The load-bearing properties of the lumber are also directly tied to the wood species and its structural grade. Common species used for structural applications include Douglas Fir, Southern Pine, and Spruce-Pine-Fir (SPF), each possessing different inherent strength values. The grade, such as “Select Structural” or “No. 2,” is assigned based on the number and size of natural defects like knots and wane, which directly influence the wood’s allowable design stresses. A higher-grade piece of the same species will always have a greater capacity to hold weight than a lower-grade piece.
Capacity When Used as a Vertical Post
When oriented vertically, a 4×6 acts as a column or post and is primarily subjected to compressive forces that attempt to crush it. For a relatively short column, the crushing strength of the wood is extremely high, often supporting thousands of pounds per square inch before material failure occurs. However, in practical construction, the capacity of a vertical post is rarely limited by crushing.
The more common mode of failure for a column is lateral instability, known as buckling, which is highly dependent on the post’s height. Buckling occurs when the post bends sideways under a load, and this tendency is measured by the slenderness ratio. The 4×6 is more susceptible to buckling along its weaker, 3.5-inch dimension. This means that a tall, unsupported 4×6 post will fail at a much lower load than a short post, regardless of the wood’s crushing strength, making the post’s unsupported length the primary design factor.
Capacity When Used as a Horizontal Beam
A 4×6 used horizontally, such as a floor joist or deck beam, resists a load through bending, a much less efficient use of the material than compression. The weight capacity in this orientation is almost always limited not by the wood breaking, but by the beam deflecting or sagging too much under the load. This deflection limit is set by building codes to maintain a structure’s serviceability, comfort, and appearance. For instance, a common deflection standard for a live load is L/360, meaning the beam cannot sag more than one 360th of its total span length.
The distance the 4×6 must span is the single greatest determinant of its load capacity in bending. As the span increases, the beam’s capacity drops dramatically, often at an exponential rate. For example, a No. 2 grade 4×6 spanning 18 feet can only support a relatively small load, perhaps around 100 pounds per linear foot, before excessive sag occurs. This dramatic decrease in capacity means that a 4×6 that can easily handle a load over a 6-foot span may be nearly useless over a 12-foot span.
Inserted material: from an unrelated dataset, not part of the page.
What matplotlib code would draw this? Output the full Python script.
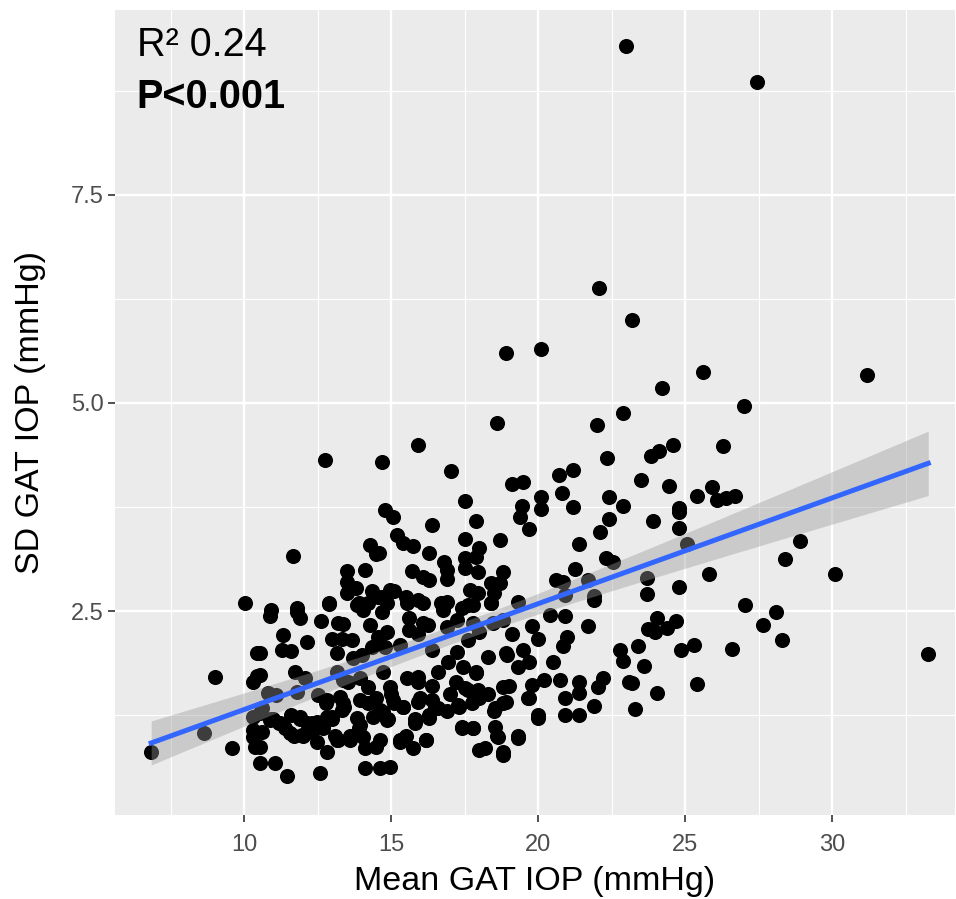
import numpy as np
import matplotlib
matplotlib.use("Agg")
import matplotlib.pyplot as plt

plt.rcParams['font.family'] = ['Liberation Sans', 'DejaVu Sans']

# Mean GAT IOP (mmHg) / SD GAT IOP (mmHg)
mean_iop = [
    23.0, 27.45, 22.07, 23.2, 18.9, 20.1, 25.6, 31.2, 24.2, 27.0, 22.9, 18.6, 22.0,
    12.75, 14.7, 15.9, 24.6, 24.1, 22.35, 26.3, 23.85, 17.04, 21.2, 20.7, 19.1, 19.5,
    20.1, 20.8, 22.4, 22.9, 19.46, 20.1, 21.2, 19.4, 22.4, 19.7, 22.1, 21.4, 18.7,
    22.3, 22.55, 21.26, 18.8, 20.6, 20.85, 21.7, 21.9, 20.9, 19.3, 18.7,
    23.5, 24.46, 25.4, 25.9, 26.1, 26.4, 26.7, 24.8, 23.9, 24.8, 24.8, 25.07, 23.7,
    23.7, 24.8, 25.8, 28.9, 28.4, 30.1, 27.04, 28.1, 27.65, 28.3, 26.6, 33.27, 24.05,
    24.7, 23.74, 23.98, 24.4, 23.4, 24.86, 25.3, 22.8, 22.9, 23.6, 23.2, 24.05, 25.4,
    23.3, 6.84,
    21.9, 20.4, 20.9, 21.7, 19.8, 20.0, 21.0, 20.85, 19.1, 18.9, 19.5, 19.7, 19.3,
    20.5, 20.2, 19.8, 20.75, 21.4, 21.4, 22.2, 22.05, 19.66, 20.9, 21.9, 20.9, 21.4,
    20.0, 19.3, 18.8, 23.1,
    17.5, 14.8, 15.07, 17.9, 16.4, 15.2, 15.4, 15.75, 17.5, 14.6, 16.3, 16.8, 17.5,
    18.0, 17.9, 15.7, 16.1, 16.3, 16.9, 16.9, 17.5, 17.96, 18.4, 15.1, 15.5, 15.9,
    16.7, 16.9, 17.7, 17.96, 18.5, 18.4, 14.7, 17.6,
    11.67, 14.3, 14.5, 13.5, 14.1, 13.5, 13.8, 13.5, 14.35, 14.56, 14.97, 12.9, 13.9,
    14.2, 11.8, 10.9,
    10.03, 10.44, 9.0, 10.44, 10.3, 10.6, 10.3, 10.3, 10.3, 10.37, 8.64, 9.6,
    10.88, 11.8, 11.9, 12.6, 12.9, 13.2, 13.37, 13.84, 14.05, 14.7, 14.3, 11.33, 12.14,
    11.3, 11.6, 10.54, 13.0, 13.33, 13.67, 13.16, 13.7, 14.0, 14.35, 14.56, 14.86,
    10.54, 11.73, 12.07, 10.8, 11.1, 11.8, 13.16, 13.37, 13.54, 13.95, 14.2, 14.73,
    12.5, 12.82, 13.27, 13.37, 13.95, 14.2, 14.5, 10.54, 10.88, 11.22, 11.9, 12.14,
    12.48, 12.82, 13.0, 13.33, 13.84, 13.95, 14.39, 14.73, 11.56, 11.97, 12.3, 12.48,
    13.16, 13.6, 12.82, 14.05, 14.1, 14.5, 10.54, 10.54, 11.05, 11.46, 12.58, 14.1,
    14.63,
    14.86, 15.54, 16.1, 16.77, 17.4, 17.8, 18.4, 15.6, 16.1, 15.6, 15.9, 16.26, 16.9,
    17.24, 17.8, 18.0, 18.47, 18.8, 14.8, 15.3, 16.4, 17.24, 17.6, 18.3, 18.95, 16.94,
    17.45, 17.9, 15.54, 15.9, 16.6, 17.2, 17.5, 17.96, 18.8, 14.97, 15.07, 15.4, 15.9,
    16.4, 16.6, 17.28, 17.76, 17.93, 18.54, 18.9, 14.63, 14.86, 15.8, 16.3, 17.4, 17.8,
    18.54, 15.3, 15.75, 16.2, 18.65, 18.8, 18.0, 14.97, 14.63,
    # points hidden inside the dense cluster
    11.2, 11.9, 12.5, 13.0, 13.4, 12.8, 11.7, 13.2, 13.9, 12.2, 11.0, 13.6,
    15.1, 15.4, 15.8, 16.3, 16.5, 17.3, 17.8, 18.5, 18.8, 15.5, 16.2, 18.6, 17.4,
    16.0, 17.0, 17.6, 18.0, 18.3, 15.0, 15.9, 16.4, 17.9, 19.7, 19.3, 20.0, 19.0,
    14.9, 15.3, 16.9, 18.2,
    10.6, 11.4, 12.0, 12.7, 10.9, 11.6, 12.3, 13.1,
]
sd_iop = [
    9.29, 8.86, 6.38, 6.0, 5.6, 5.65, 5.37, 5.34, 5.18, 4.96, 4.88, 4.76, 4.74,
    4.31, 4.29, 4.5, 4.5, 4.42, 4.34, 4.48, 4.36, 4.18, 4.19, 4.13, 4.03, 4.05,
    3.87, 3.92, 3.87, 3.76, 3.76, 3.73, 3.75, 3.63, 3.6, 3.49, 3.45, 3.3, 3.35,
    3.14, 3.09, 3.0, 2.97, 2.87, 2.85, 2.87, 2.68, 2.69, 2.61, 2.84,
    4.07, 4.0, 3.88, 3.99, 3.83, 3.86, 3.88, 3.74, 3.58, 3.69, 3.5, 3.3, 2.9,
    2.7, 2.79, 2.95, 3.34, 3.13, 2.95, 2.57, 2.49, 2.33, 2.15, 2.05, 1.98, 2.42,
    2.38, 2.29, 2.25, 2.3, 2.08, 2.03, 2.09, 2.03, 1.9, 1.84, 1.63, 1.51, 1.62,
    1.32, 0.81,
    2.63, 2.45, 2.44, 2.32, 2.32, 2.17, 2.19, 2.08, 2.23, 2.0, 2.03, 1.89, 1.83,
    1.89, 1.67, 1.61, 1.67, 1.65, 1.51, 1.69, 1.59, 1.45, 1.45, 1.36, 1.25, 1.25,
    1.21, 0.97, 0.77, 1.65,
    3.82, 3.71, 3.63, 3.58, 3.53, 3.41, 3.32, 3.28, 3.37, 3.2, 3.2, 3.09, 3.14,
    3.26, 3.15, 2.98, 2.91, 2.87, 2.99, 2.88, 3.02, 2.97, 2.84, 2.74, 2.67, 2.63,
    2.6, 2.61, 2.75, 2.72, 2.72, 2.6, 2.67, 2.57,
    3.16, 3.29, 3.19, 2.98, 2.99, 2.85, 2.78, 2.72, 2.74, 2.67, 2.75, 2.6, 2.6,
    2.6, 2.54, 2.51,
    2.6, 2.0, 1.71, 1.72, 1.65, 1.33, 1.23, 1.07, 0.99, 0.87, 1.03, 0.85,
    2.44, 2.49, 2.42, 2.38, 2.58, 2.36, 2.35, 2.57, 2.51, 2.49, 2.33, 2.21, 2.13,
    2.03, 2.02, 2.0, 2.17, 2.16, 2.15, 2.0, 1.93, 1.97, 2.07, 2.19, 2.25,
    1.73, 1.77, 1.69, 1.51, 1.49, 1.53, 1.77, 1.67, 1.65, 1.69, 1.59, 1.77,
    1.49, 1.43, 1.47, 1.39, 1.43, 1.39, 1.45, 1.27, 1.19, 1.15, 1.23, 1.15,
    1.17, 1.23, 1.23, 1.31, 1.21, 1.13, 1.23, 1.29, 1.03, 1.01, 1.05, 0.93,
    0.95, 0.95, 0.81, 0.99, 0.85, 0.87, 0.87, 0.67, 0.67, 0.52, 0.55, 0.61,
    0.61,
    2.6, 2.6, 2.6, 2.51, 2.54, 2.57, 2.6, 2.42, 2.36, 2.27, 2.23, 2.33, 2.31,
    2.39, 2.36, 2.25, 2.36, 2.39, 2.07, 2.09, 2.03, 2.01, 2.15, 1.95, 1.97, 1.89,
    1.83, 1.77, 1.69, 1.71, 1.77, 1.65, 1.57, 1.55, 1.59, 1.59, 1.43, 1.35, 1.41,
    1.43, 1.33, 1.37, 1.39, 1.47, 1.33, 1.41, 1.31, 1.19, 1.15, 1.21, 1.11, 1.09,
    1.11, 0.93, 0.85, 0.95, 0.99, 0.81, 0.83, 0.63, 0.95,
    1.15, 1.2, 1.15, 1.2, 1.35, 1.4, 1.0, 0.95, 1.1, 1.1, 1.2, 1.0,
    1.4, 1.35, 1.2, 1.25, 1.35, 1.35, 1.1, 1.3, 1.4, 1.0, 0.95, 1.0, 1.1,
    1.45, 1.5, 1.55, 1.45, 1.5, 1.5, 1.65, 1.6, 1.75, 1.45, 1.0, 1.25, 1.6,
    1.2, 0.95, 1.3, 0.85,
    1.05, 1.1, 1.0, 1.1, 1.2, 1.25, 1.15, 1.0,
]

r2_label = "R\u00b2 0.24"
p_label = "P<0.001"
x_ticks = [10, 15, 20, 25, 30]
y_ticks = [2.5, 5.0, 7.5]

x = np.array(mean_iop)
y = np.array(sd_iop)

# linear fit with 95% confidence band (like geom_smooth(method='lm'))
slope, intercept = np.polyfit(x, y, 1)
xs = np.linspace(x.min(), x.max(), 80)
ys = slope * xs + intercept
n = len(x)
resid = y - (slope * x + intercept)
s = np.sqrt(np.sum(resid ** 2) / (n - 2))
se = s * np.sqrt(1 / n + (xs - x.mean()) ** 2 / np.sum((x - x.mean()) ** 2))
ci = 1.966 * se

fig = plt.figure(figsize=(9.56, 8.99), dpi=100)
ax = fig.add_axes([115 / 956, 84 / 899, 840 / 956, 805 / 899])
ax.set_facecolor('#EBEBEB')
for sp in ax.spines.values():
    sp.set_visible(False)

ax.set_xlim(5.61, 34.18)
ax.set_ylim(0.05, 9.72)
ax.set_xticks(x_ticks)
ax.set_yticks(y_ticks)
ax.set_xticks([7.5, 12.5, 17.5, 22.5, 27.5, 32.5], minor=True)
ax.set_yticks([1.25, 3.75, 6.25, 8.75], minor=True)
ax.grid(which='major', color='white', linewidth=1.7)
ax.grid(which='minor', color='white', linewidth=0.85)
ax.set_axisbelow(True)
ax.tick_params(which='major', length=5, width=1.2, color='#333333',
               labelsize=17, labelcolor='#4D4D4D')
ax.tick_params(axis='x', pad=9)
ax.tick_params(axis='y', pad=3)
ax.tick_params(which='minor', length=0)
ax.set_yticklabels(['2.5', '5.0', '7.5'])

ax.scatter(x, y, s=118, color='black', linewidths=0, zorder=3)
ax.fill_between(xs, ys - ci, ys + ci, color='#999999', alpha=0.4, linewidth=0, zorder=4)
ax.plot(xs, ys, color='#3366FF', linewidth=3.6, zorder=5)

ax.set_xlabel('Mean GAT IOP (mmHg)', fontsize=24.5)
ax.set_ylabel('SD GAT IOP (mmHg)', fontsize=24.5)
ax.xaxis.set_label_coords(0.5, -0.083)
ax.xaxis.label.set_va('center')
ax.yaxis.set_label_coords(-0.101, 0.5)
ax.yaxis.label.set_va('center')

ax.text(0.026, 0.957, r2_label, transform=ax.transAxes, fontsize=28.5,
        va='center', ha='left')
ax.text(0.026, 0.892, p_label, transform=ax.transAxes, fontsize=28.5,
        fontweight='bold', va='center', ha='left')

fig.savefig('out.png', dpi=100)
The total weight applied to a horizontal beam is composed of two types of loads: dead load and live load. Dead load is the permanent weight of the structure itself, including the weight of the beam, decking, and any attached fixtures. Live load is the non-permanent, variable weight, such as people, furniture, or snow. The total capacity of the beam is calculated by ensuring it can handle the combined dead and live loads without exceeding the deflection and bending strength limits. Because loads and environmental factors vary by location, it is important to consult jurisdiction-specific span tables published by local building authorities to find the maximum safe span for any horizontal application.
Practical Safety and Load Application
Achieving the full theoretical capacity of a 4×6 requires proper transfer of the load through all connections and bearing surfaces. The ends of the post or beam must rest on an adequately sized bearing surface, such as a foundation or a column, to ensure the wood fibers are not crushed at the support point. Proper fastening is equally important, which involves using engineered hardware like joist hangers and brackets, rather than relying solely on nails or screws, to securely connect the 4×6 to other structural members.
Any project involving load-bearing elements, especially for structures like decks, porches, or additions, must adhere to local building codes. These codes specify the required wood species, grade, and maximum span lengths for safety, which often supersede general estimates. If the project involves supporting a roof, part of an existing home’s structure, or a tall post susceptible to buckling, obtaining professional consultation from a structural engineer is the most responsible course of action to ensure safety and compliance.